**Exercise materials**
====

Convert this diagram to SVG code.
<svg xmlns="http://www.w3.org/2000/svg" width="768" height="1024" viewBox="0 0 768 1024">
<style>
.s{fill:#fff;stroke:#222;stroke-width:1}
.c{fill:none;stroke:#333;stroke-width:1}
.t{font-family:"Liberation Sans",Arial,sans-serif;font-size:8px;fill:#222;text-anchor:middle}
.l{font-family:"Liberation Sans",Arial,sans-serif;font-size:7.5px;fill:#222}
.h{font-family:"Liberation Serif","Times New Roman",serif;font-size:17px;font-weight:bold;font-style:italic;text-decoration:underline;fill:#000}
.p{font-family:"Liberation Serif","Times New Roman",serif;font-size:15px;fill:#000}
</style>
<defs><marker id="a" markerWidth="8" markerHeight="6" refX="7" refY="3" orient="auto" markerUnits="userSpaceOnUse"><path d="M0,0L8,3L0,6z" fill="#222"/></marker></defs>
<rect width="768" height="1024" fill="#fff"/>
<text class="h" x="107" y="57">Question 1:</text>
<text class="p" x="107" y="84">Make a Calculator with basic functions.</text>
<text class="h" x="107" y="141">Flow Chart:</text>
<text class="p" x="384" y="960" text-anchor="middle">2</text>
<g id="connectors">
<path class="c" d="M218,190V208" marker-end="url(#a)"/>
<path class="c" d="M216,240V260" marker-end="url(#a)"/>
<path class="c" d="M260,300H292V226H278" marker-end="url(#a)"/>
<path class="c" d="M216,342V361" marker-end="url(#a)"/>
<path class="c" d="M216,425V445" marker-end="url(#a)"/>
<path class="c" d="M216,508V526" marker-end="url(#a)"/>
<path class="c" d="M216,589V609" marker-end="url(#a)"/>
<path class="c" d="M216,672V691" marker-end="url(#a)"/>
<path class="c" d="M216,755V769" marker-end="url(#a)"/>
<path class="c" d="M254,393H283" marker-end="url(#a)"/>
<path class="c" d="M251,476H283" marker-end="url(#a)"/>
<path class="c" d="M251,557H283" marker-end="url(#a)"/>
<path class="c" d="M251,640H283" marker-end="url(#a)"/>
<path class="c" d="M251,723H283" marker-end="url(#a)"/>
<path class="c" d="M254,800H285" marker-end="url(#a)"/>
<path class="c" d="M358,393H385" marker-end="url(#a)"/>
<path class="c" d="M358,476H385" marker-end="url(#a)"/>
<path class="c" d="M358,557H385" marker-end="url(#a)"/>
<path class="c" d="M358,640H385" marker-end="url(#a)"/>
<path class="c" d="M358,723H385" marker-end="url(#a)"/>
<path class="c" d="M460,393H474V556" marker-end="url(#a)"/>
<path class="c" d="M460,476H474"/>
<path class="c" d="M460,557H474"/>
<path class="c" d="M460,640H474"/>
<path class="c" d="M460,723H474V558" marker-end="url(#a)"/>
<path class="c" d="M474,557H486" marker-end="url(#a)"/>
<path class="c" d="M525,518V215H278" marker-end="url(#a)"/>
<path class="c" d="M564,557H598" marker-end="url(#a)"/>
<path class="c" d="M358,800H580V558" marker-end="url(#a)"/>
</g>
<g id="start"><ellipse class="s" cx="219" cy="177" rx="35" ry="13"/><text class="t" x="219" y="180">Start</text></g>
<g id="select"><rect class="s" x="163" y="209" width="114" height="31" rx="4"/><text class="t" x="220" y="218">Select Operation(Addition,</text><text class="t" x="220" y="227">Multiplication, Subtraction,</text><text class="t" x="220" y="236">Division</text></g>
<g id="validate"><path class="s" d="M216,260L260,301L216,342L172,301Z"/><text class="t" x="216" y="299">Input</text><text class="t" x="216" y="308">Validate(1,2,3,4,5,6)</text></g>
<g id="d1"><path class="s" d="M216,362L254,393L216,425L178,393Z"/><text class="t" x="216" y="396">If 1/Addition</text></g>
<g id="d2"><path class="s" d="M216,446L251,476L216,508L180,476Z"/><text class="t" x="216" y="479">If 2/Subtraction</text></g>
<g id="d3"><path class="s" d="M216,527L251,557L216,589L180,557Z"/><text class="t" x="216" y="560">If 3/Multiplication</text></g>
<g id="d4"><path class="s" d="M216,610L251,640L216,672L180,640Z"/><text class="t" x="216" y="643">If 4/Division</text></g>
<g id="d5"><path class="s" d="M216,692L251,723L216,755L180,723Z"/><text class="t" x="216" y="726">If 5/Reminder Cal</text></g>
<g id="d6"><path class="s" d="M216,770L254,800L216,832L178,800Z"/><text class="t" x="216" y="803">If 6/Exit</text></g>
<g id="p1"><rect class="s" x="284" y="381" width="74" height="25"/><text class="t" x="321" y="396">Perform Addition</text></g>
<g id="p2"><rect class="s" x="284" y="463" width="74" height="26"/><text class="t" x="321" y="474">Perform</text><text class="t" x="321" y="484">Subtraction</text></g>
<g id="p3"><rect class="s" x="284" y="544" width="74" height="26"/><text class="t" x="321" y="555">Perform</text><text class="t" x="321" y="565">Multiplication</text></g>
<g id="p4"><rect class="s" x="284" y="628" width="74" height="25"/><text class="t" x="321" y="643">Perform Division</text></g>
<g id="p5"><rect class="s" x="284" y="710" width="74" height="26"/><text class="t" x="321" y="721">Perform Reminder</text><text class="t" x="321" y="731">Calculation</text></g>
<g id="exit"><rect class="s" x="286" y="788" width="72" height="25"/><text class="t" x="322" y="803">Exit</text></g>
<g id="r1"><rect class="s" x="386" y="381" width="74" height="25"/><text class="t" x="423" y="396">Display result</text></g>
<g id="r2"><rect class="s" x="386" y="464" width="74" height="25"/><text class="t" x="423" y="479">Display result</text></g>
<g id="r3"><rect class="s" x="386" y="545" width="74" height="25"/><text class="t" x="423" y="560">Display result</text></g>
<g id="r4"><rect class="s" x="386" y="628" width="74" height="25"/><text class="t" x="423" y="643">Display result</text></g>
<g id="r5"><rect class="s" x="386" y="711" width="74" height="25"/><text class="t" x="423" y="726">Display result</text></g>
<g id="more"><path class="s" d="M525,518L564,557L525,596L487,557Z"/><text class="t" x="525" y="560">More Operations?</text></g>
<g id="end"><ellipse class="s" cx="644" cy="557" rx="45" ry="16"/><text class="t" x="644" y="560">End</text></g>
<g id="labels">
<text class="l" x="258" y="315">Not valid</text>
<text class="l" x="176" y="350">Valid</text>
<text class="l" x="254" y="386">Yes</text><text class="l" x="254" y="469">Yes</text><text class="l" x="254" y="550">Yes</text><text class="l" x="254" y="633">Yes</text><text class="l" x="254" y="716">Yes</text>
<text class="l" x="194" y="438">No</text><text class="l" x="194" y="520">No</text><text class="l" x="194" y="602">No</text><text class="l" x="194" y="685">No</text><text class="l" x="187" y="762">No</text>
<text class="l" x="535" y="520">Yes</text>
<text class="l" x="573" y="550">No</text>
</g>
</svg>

====

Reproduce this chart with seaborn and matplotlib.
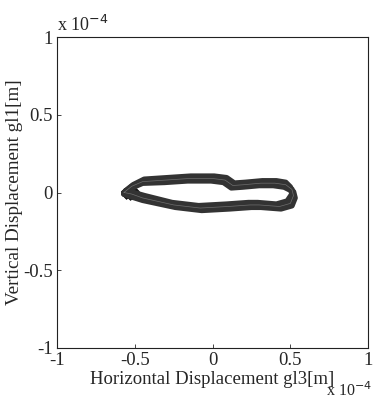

====

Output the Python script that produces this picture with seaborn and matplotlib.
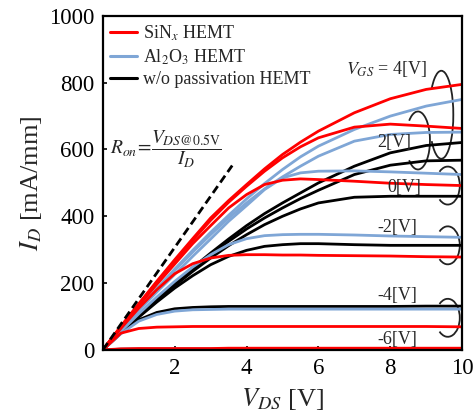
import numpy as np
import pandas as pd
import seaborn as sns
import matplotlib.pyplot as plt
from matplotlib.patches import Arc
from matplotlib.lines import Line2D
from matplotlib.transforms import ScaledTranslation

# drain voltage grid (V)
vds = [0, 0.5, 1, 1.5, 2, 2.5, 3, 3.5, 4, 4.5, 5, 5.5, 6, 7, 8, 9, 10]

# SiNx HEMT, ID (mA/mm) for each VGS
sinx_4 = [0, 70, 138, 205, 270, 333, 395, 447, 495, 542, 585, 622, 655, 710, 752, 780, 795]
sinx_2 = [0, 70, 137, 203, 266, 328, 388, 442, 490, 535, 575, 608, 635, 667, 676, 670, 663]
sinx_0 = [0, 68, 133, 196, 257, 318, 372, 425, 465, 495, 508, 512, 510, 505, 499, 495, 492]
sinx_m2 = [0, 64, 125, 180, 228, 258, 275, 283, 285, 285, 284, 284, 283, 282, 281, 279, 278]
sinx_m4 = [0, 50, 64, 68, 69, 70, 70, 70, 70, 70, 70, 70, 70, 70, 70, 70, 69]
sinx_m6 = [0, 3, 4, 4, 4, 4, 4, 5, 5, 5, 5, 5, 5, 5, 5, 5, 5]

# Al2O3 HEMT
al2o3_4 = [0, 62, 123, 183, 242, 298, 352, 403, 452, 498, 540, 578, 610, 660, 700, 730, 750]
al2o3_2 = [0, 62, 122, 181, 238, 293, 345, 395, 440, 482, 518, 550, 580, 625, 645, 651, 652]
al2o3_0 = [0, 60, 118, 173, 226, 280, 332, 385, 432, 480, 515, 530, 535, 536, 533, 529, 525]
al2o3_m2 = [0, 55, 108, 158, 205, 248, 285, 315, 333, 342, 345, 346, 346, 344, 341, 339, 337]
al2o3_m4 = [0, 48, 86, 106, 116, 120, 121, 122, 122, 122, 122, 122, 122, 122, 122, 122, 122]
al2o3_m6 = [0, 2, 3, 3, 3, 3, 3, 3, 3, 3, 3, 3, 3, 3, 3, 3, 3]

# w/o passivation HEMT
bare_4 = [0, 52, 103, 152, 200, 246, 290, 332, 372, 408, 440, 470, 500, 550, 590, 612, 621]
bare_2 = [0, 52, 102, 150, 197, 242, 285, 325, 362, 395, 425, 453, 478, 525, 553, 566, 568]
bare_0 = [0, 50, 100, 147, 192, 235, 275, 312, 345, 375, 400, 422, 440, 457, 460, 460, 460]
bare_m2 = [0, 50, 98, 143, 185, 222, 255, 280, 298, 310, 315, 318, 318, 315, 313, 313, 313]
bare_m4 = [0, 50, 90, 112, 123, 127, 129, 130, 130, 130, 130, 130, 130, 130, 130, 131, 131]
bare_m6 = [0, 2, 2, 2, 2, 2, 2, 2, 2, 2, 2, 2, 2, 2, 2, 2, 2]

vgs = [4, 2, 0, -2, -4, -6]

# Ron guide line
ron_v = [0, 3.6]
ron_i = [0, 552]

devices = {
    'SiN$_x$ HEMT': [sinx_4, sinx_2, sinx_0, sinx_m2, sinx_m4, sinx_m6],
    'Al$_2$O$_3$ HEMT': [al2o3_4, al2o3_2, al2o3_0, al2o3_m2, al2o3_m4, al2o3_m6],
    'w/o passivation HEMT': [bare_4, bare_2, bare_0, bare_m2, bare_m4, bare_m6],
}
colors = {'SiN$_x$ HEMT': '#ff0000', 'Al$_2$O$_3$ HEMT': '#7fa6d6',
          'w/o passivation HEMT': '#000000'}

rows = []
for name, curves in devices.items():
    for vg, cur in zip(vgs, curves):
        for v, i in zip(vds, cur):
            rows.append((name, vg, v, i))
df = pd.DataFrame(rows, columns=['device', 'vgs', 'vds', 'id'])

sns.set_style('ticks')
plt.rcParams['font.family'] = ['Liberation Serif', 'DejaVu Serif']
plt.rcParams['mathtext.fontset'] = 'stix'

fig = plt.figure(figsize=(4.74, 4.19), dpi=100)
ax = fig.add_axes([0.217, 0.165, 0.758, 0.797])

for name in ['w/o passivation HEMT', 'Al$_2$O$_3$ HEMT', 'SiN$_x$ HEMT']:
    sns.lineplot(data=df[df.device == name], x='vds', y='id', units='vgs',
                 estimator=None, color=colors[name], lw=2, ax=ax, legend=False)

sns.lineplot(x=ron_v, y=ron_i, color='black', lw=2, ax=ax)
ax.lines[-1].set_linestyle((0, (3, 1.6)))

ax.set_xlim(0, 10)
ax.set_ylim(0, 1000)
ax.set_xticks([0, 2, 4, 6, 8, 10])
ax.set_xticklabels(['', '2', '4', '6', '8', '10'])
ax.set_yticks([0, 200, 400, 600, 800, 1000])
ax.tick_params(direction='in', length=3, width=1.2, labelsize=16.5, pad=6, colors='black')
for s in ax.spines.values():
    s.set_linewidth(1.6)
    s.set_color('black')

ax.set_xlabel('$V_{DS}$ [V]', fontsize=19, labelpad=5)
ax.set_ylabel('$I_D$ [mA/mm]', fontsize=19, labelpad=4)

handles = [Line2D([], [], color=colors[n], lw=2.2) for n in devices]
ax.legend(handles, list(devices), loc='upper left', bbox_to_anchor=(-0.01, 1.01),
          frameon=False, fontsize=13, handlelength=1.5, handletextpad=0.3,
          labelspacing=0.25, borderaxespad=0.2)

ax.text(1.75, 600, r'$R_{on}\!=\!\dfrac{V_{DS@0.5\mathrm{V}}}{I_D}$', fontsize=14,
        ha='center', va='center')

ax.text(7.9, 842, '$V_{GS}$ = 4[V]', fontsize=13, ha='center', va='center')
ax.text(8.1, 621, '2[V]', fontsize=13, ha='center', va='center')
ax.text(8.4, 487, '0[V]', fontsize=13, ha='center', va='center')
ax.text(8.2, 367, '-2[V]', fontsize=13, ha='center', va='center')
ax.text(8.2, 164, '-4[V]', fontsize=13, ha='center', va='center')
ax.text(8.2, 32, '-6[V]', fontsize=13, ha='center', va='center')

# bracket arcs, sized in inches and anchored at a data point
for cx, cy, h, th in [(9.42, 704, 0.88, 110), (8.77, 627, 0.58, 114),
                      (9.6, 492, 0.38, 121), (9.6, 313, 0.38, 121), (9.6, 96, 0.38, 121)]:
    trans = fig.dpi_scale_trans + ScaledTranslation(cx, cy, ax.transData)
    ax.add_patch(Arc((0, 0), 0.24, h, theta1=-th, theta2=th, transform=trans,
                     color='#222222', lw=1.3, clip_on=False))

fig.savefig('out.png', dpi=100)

====

**Written instruction**
In the listing above, find the line with "Output the Python" and the line with "5, 5, 5, 5, 5]". Copy exactly those lines and all between them, minus the images.

**Response**
Output the Python script that produces this picture with seaborn and matplotlib.
import numpy as np
import pandas as pd
import seaborn as sns
import matplotlib.pyplot as plt
from matplotlib.patches import Arc
from matplotlib.lines import Line2D
from matplotlib.transforms import ScaledTranslation

# drain voltage grid (V)
vds = [0, 0.5, 1, 1.5, 2, 2.5, 3, 3.5, 4, 4.5, 5, 5.5, 6, 7, 8, 9, 10]

# SiNx HEMT, ID (mA/mm) for each VGS
sinx_4 = [0, 70, 138, 205, 270, 333, 395, 447, 495, 542, 585, 622, 655, 710, 752, 780, 795]
sinx_2 = [0, 70, 137, 203, 266, 328, 388, 442, 490, 535, 575, 608, 635, 667, 676, 670, 663]
sinx_0 = [0, 68, 133, 196, 257, 318, 372, 425, 465, 495, 508, 512, 510, 505, 499, 495, 492]
sinx_m2 = [0, 64, 125, 180, 228, 258, 275, 283, 285, 285, 284, 284, 283, 282, 281, 279, 278]
sinx_m4 = [0, 50, 64, 68, 69, 70, 70, 70, 70, 70, 70, 70, 70, 70, 70, 70, 69]
sinx_m6 = [0, 3, 4, 4, 4, 4, 4, 5, 5, 5, 5, 5, 5, 5, 5, 5, 5]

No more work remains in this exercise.